Records provided
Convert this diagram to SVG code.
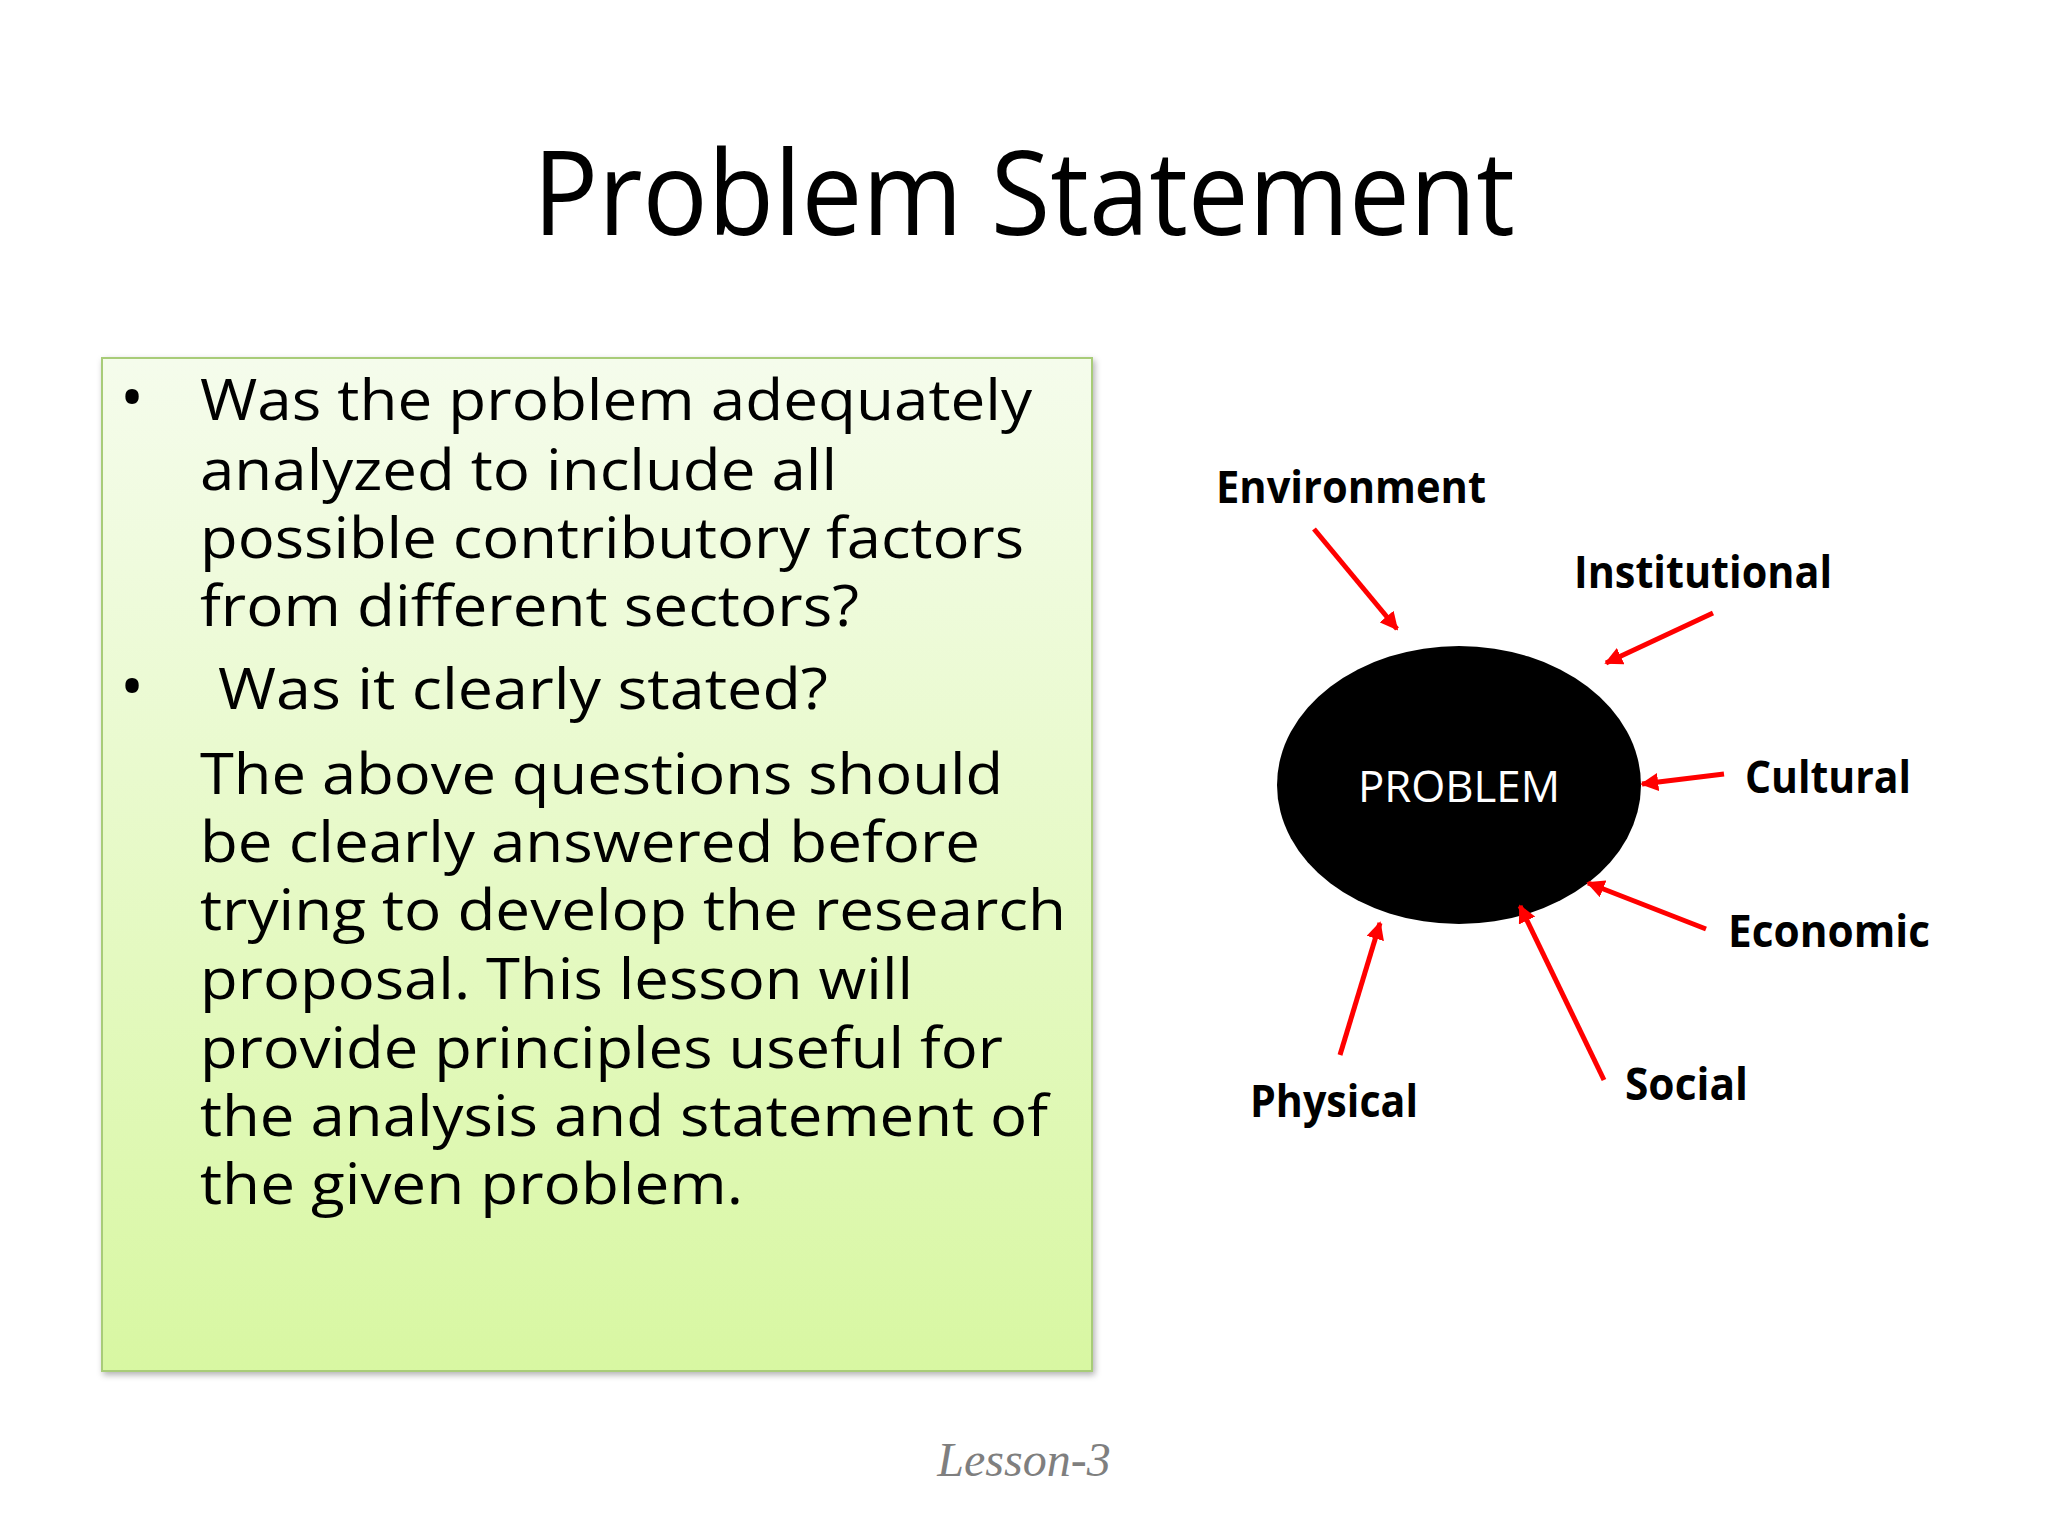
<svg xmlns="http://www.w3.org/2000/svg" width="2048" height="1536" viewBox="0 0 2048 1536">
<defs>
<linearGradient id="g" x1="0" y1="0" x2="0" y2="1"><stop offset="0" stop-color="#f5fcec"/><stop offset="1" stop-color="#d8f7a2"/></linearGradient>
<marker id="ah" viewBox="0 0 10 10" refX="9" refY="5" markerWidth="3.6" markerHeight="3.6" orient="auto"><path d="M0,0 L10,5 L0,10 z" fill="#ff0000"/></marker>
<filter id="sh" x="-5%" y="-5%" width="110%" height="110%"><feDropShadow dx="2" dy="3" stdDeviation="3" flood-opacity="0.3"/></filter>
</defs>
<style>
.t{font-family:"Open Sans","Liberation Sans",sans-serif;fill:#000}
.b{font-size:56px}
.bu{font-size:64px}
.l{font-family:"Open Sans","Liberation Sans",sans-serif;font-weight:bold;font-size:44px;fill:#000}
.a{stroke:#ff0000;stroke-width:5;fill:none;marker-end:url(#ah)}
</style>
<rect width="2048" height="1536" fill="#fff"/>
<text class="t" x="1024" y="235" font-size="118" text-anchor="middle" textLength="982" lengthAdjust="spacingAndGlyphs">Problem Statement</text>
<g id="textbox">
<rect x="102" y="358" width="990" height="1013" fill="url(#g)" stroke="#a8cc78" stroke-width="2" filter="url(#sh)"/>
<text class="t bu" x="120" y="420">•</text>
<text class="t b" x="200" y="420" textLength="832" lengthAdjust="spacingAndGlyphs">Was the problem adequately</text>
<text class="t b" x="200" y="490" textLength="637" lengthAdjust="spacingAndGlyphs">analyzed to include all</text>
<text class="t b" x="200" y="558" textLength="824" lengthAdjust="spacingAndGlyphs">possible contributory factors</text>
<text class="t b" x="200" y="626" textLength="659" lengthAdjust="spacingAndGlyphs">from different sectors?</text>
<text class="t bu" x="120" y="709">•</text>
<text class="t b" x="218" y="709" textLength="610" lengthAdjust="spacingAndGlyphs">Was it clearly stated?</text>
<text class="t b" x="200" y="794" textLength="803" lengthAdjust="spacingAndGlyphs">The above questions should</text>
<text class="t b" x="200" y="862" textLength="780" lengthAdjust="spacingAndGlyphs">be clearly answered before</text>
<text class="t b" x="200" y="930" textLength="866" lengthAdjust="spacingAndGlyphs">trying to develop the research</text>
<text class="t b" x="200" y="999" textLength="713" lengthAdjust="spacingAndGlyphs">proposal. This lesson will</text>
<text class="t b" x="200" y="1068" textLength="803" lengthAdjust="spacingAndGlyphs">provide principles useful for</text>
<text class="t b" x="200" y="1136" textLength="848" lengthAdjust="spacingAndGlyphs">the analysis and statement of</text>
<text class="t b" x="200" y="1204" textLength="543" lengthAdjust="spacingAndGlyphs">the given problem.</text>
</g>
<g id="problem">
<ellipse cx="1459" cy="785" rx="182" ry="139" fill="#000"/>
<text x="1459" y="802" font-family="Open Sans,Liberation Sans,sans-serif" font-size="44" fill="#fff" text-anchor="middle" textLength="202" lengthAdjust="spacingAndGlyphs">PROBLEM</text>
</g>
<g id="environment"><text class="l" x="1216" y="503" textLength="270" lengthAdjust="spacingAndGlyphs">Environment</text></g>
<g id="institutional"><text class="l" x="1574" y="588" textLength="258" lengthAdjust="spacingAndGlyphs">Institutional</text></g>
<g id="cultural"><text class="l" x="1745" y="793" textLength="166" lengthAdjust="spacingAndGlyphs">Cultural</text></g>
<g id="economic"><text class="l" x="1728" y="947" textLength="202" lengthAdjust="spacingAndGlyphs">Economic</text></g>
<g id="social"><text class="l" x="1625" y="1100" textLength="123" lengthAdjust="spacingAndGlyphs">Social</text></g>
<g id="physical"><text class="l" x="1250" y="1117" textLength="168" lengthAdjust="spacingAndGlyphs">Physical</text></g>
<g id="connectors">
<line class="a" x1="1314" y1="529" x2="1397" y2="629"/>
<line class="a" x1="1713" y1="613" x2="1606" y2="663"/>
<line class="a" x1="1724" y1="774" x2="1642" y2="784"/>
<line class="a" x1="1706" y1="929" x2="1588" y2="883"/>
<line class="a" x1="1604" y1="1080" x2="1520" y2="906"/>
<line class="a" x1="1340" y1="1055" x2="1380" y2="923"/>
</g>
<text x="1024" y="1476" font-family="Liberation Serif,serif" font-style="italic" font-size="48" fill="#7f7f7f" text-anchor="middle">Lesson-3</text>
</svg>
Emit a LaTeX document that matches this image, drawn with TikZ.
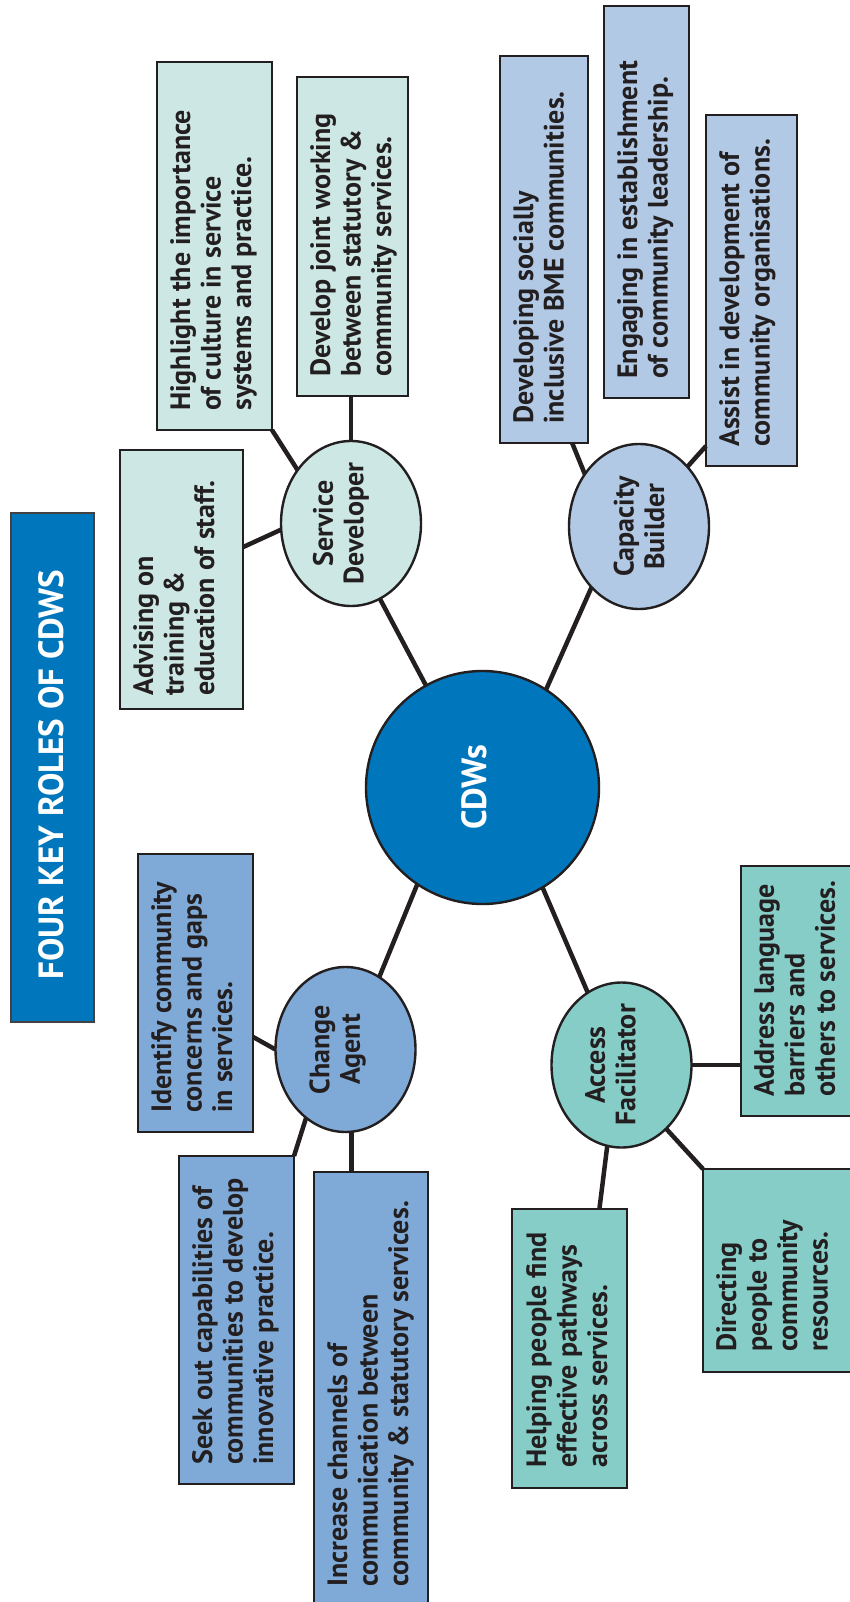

Required work
Write out all the entries word for word, but skip any images.

Problem solution
Convert this diagram to SVG code.
<svg xmlns="http://www.w3.org/2000/svg" width="2048" height="1536" viewBox="0 0 2048 1536">
<defs>
<linearGradient id="g" x1="0" y1="0" x2="0" y2="1"><stop offset="0" stop-color="#f5fcec"/><stop offset="1" stop-color="#d8f7a2"/></linearGradient>
<marker id="ah" viewBox="0 0 10 10" refX="9" refY="5" markerWidth="3.6" markerHeight="3.6" orient="auto"><path d="M0,0 L10,5 L0,10 z" fill="#ff0000"/></marker>
<filter id="sh" x="-5%" y="-5%" width="110%" height="110%"><feDropShadow dx="2" dy="3" stdDeviation="3" flood-opacity="0.3"/></filter>
</defs>
<style>
.t{font-family:"Open Sans","Liberation Sans",sans-serif;fill:#000}
.b{font-size:56px}
.bu{font-size:64px}
.l{font-family:"Open Sans","Liberation Sans",sans-serif;font-weight:bold;font-size:44px;fill:#000}
.a{stroke:#ff0000;stroke-width:5;fill:none;marker-end:url(#ah)}
</style>
<rect width="2048" height="1536" fill="#fff"/>
<text class="t" x="1024" y="235" font-size="118" text-anchor="middle" textLength="982" lengthAdjust="spacingAndGlyphs">Problem Statement</text>
<g id="textbox">
<rect x="102" y="358" width="990" height="1013" fill="url(#g)" stroke="#a8cc78" stroke-width="2" filter="url(#sh)"/>
<text class="t bu" x="120" y="420">•</text>
<text class="t b" x="200" y="420" textLength="832" lengthAdjust="spacingAndGlyphs">Was the problem adequately</text>
<text class="t b" x="200" y="490" textLength="637" lengthAdjust="spacingAndGlyphs">analyzed to include all</text>
<text class="t b" x="200" y="558" textLength="824" lengthAdjust="spacingAndGlyphs">possible contributory factors</text>
<text class="t b" x="200" y="626" textLength="659" lengthAdjust="spacingAndGlyphs">from different sectors?</text>
<text class="t bu" x="120" y="709">•</text>
<text class="t b" x="218" y="709" textLength="610" lengthAdjust="spacingAndGlyphs">Was it clearly stated?</text>
<text class="t b" x="200" y="794" textLength="803" lengthAdjust="spacingAndGlyphs">The above questions should</text>
<text class="t b" x="200" y="862" textLength="780" lengthAdjust="spacingAndGlyphs">be clearly answered before</text>
<text class="t b" x="200" y="930" textLength="866" lengthAdjust="spacingAndGlyphs">trying to develop the research</text>
<text class="t b" x="200" y="999" textLength="713" lengthAdjust="spacingAndGlyphs">proposal. This lesson will</text>
<text class="t b" x="200" y="1068" textLength="803" lengthAdjust="spacingAndGlyphs">provide principles useful for</text>
<text class="t b" x="200" y="1136" textLength="848" lengthAdjust="spacingAndGlyphs">the analysis and statement of</text>
<text class="t b" x="200" y="1204" textLength="543" lengthAdjust="spacingAndGlyphs">the given problem.</text>
</g>
<g id="problem">
<ellipse cx="1459" cy="785" rx="182" ry="139" fill="#000"/>
<text x="1459" y="802" font-family="Open Sans,Liberation Sans,sans-serif" font-size="44" fill="#fff" text-anchor="middle" textLength="202" lengthAdjust="spacingAndGlyphs">PROBLEM</text>
</g>
<g id="environment"><text class="l" x="1216" y="503" textLength="270" lengthAdjust="spacingAndGlyphs">Environment</text></g>
<g id="institutional"><text class="l" x="1574" y="588" textLength="258" lengthAdjust="spacingAndGlyphs">Institutional</text></g>
<g id="cultural"><text class="l" x="1745" y="793" textLength="166" lengthAdjust="spacingAndGlyphs">Cultural</text></g>
<g id="economic"><text class="l" x="1728" y="947" textLength="202" lengthAdjust="spacingAndGlyphs">Economic</text></g>
<g id="social"><text class="l" x="1625" y="1100" textLength="123" lengthAdjust="spacingAndGlyphs">Social</text></g>
<g id="physical"><text class="l" x="1250" y="1117" textLength="168" lengthAdjust="spacingAndGlyphs">Physical</text></g>
<g id="connectors">
<line class="a" x1="1314" y1="529" x2="1397" y2="629"/>
<line class="a" x1="1713" y1="613" x2="1606" y2="663"/>
<line class="a" x1="1724" y1="774" x2="1642" y2="784"/>
<line class="a" x1="1706" y1="929" x2="1588" y2="883"/>
<line class="a" x1="1604" y1="1080" x2="1520" y2="906"/>
<line class="a" x1="1340" y1="1055" x2="1380" y2="923"/>
</g>
<text x="1024" y="1476" font-family="Liberation Serif,serif" font-style="italic" font-size="48" fill="#7f7f7f" text-anchor="middle">Lesson-3</text>
</svg>
Emit a LaTeX document that matches this image, drawn with TikZ.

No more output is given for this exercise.